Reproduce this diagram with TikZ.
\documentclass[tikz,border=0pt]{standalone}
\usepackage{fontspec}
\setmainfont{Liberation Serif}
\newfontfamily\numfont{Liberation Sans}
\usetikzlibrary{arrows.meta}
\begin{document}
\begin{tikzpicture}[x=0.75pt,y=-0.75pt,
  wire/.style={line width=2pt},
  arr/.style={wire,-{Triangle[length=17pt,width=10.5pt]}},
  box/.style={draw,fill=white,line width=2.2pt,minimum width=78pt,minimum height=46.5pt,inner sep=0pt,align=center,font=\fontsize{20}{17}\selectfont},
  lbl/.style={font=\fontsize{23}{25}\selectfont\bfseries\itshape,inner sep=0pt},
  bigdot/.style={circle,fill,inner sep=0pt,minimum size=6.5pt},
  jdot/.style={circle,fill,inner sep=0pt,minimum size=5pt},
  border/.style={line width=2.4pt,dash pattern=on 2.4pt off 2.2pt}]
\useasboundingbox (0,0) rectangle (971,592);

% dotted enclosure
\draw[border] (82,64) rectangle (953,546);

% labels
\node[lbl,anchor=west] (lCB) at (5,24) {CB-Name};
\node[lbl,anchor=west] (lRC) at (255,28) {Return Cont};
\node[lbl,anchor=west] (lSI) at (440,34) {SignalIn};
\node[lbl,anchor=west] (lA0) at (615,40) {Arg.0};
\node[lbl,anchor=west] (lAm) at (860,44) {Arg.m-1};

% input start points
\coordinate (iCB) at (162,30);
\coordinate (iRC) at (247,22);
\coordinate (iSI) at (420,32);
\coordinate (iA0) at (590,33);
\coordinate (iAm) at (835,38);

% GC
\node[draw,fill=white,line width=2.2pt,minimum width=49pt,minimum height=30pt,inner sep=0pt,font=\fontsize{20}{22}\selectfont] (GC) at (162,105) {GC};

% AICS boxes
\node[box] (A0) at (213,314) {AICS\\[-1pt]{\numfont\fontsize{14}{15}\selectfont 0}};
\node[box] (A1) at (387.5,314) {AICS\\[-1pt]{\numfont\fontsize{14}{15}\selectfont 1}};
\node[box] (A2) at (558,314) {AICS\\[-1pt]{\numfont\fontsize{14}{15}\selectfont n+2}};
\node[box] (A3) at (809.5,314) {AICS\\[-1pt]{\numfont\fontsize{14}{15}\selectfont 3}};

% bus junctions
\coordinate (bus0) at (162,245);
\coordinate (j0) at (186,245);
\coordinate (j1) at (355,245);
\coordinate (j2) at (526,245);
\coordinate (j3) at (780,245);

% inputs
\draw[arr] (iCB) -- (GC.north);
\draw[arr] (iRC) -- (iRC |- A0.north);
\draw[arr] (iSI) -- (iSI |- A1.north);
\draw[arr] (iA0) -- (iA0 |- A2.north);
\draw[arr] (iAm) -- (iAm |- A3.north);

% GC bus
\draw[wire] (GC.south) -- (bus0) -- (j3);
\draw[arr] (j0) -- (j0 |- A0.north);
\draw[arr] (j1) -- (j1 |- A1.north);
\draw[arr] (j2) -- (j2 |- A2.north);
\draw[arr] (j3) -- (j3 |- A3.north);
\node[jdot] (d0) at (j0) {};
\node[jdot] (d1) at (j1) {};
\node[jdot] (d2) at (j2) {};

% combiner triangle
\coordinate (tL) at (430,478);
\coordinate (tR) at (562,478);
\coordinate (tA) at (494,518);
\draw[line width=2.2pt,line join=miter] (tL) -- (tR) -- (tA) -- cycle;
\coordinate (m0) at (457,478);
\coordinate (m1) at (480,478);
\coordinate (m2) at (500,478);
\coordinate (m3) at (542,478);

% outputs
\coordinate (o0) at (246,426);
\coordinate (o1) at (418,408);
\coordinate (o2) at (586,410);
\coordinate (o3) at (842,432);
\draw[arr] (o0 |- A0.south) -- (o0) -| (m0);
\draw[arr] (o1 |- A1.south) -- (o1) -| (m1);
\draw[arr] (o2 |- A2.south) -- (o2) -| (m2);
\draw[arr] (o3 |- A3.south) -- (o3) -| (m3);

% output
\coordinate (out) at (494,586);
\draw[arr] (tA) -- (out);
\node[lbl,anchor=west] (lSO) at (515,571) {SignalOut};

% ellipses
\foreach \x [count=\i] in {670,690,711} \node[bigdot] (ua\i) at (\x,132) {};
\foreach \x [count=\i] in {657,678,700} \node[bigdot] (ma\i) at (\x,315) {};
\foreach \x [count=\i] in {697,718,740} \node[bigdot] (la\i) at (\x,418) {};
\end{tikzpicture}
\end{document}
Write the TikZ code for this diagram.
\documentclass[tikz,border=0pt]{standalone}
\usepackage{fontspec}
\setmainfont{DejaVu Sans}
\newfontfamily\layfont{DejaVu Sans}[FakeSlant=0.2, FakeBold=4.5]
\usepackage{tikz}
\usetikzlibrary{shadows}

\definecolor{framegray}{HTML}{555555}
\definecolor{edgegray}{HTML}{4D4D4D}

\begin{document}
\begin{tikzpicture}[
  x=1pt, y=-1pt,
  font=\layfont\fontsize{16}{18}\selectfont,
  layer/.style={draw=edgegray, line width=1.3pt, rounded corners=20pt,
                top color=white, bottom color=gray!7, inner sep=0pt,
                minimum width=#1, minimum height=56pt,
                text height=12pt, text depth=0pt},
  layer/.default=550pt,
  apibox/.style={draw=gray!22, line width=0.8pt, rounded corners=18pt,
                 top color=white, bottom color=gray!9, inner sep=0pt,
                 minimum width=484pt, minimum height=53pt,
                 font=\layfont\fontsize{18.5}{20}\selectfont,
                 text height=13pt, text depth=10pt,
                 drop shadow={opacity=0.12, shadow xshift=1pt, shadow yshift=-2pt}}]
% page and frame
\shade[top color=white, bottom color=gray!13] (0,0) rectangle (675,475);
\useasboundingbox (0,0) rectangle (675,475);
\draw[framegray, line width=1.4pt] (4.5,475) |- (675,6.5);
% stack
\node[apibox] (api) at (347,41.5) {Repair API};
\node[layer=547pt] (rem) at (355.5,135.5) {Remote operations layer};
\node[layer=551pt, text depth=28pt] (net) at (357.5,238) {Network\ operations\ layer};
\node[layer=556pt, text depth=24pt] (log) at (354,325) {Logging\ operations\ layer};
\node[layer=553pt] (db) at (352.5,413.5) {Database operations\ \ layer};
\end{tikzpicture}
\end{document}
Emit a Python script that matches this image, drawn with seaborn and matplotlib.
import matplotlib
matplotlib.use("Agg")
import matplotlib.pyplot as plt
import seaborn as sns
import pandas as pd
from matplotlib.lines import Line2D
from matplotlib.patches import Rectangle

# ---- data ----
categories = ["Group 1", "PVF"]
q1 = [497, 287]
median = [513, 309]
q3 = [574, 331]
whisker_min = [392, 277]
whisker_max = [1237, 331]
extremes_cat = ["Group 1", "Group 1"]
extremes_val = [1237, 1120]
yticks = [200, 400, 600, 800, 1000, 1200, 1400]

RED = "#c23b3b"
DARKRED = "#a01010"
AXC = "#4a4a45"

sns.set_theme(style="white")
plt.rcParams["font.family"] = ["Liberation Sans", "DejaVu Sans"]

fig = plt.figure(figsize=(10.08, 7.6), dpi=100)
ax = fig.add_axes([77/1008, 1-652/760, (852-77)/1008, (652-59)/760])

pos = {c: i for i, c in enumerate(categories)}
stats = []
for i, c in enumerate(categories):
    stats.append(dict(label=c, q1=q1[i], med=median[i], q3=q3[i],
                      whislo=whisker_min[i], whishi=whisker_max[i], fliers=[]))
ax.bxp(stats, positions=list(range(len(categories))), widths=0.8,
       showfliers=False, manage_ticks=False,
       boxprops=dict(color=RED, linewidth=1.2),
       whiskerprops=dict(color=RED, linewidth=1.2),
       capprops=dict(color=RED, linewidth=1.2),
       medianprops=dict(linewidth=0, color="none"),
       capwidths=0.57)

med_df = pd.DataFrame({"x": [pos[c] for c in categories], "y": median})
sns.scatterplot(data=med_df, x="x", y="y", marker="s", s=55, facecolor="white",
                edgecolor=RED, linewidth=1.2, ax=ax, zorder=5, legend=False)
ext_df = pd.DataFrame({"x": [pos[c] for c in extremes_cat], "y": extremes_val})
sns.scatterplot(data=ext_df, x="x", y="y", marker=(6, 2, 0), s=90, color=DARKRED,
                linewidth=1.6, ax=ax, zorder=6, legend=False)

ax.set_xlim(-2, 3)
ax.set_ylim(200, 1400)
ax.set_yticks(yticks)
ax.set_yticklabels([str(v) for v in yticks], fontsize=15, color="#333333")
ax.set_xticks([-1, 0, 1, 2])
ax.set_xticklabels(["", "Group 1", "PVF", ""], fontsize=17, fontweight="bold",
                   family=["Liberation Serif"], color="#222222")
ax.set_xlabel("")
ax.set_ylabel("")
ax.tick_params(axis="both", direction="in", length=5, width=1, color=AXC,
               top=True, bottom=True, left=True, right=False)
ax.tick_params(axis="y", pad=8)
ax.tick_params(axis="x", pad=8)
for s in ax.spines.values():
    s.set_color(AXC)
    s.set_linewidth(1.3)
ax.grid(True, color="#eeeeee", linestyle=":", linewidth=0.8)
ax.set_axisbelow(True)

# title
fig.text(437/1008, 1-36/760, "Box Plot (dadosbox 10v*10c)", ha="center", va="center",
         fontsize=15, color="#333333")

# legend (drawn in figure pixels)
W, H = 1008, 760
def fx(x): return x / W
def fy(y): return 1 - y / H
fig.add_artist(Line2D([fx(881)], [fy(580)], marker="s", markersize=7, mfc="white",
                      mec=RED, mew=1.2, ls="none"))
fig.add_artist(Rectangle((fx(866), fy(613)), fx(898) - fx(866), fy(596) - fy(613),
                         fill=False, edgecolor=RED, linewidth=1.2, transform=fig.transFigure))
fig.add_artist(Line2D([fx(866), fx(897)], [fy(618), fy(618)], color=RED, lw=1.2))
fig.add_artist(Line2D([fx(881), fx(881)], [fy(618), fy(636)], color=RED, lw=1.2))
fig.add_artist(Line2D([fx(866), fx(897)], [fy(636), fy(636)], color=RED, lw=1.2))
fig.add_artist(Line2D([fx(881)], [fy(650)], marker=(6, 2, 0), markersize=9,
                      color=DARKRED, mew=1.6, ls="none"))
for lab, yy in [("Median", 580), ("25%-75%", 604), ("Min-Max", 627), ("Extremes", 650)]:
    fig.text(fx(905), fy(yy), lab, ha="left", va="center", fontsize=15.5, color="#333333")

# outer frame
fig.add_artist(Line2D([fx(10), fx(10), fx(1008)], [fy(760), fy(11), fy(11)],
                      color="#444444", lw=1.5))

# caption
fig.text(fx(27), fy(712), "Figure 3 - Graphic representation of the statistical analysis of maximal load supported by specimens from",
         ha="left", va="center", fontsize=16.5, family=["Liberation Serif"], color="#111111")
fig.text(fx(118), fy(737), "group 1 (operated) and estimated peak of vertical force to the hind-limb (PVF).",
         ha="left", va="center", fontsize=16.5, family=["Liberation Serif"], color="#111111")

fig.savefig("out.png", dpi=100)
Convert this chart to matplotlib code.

◆ **REQUIRED TASK**
Copy out exactly the lines from the one containing "Emit a Python" to the one containing "1-652/760, (852-77)/1008, (652-59)/760])", both ends inclusive.

◆ **FULL RESPONSE**
Emit a Python script that matches this image, drawn with seaborn and matplotlib.
import matplotlib
matplotlib.use("Agg")
import matplotlib.pyplot as plt
import seaborn as sns
import pandas as pd
from matplotlib.lines import Line2D
from matplotlib.patches import Rectangle

# ---- data ----
categories = ["Group 1", "PVF"]
q1 = [497, 287]
median = [513, 309]
q3 = [574, 331]
whisker_min = [392, 277]
whisker_max = [1237, 331]
extremes_cat = ["Group 1", "Group 1"]
extremes_val = [1237, 1120]
yticks = [200, 400, 600, 800, 1000, 1200, 1400]

RED = "#c23b3b"
DARKRED = "#a01010"
AXC = "#4a4a45"

sns.set_theme(style="white")
plt.rcParams["font.family"] = ["Liberation Sans", "DejaVu Sans"]

fig = plt.figure(figsize=(10.08, 7.6), dpi=100)
ax = fig.add_axes([77/1008, 1-652/760, (852-77)/1008, (652-59)/760])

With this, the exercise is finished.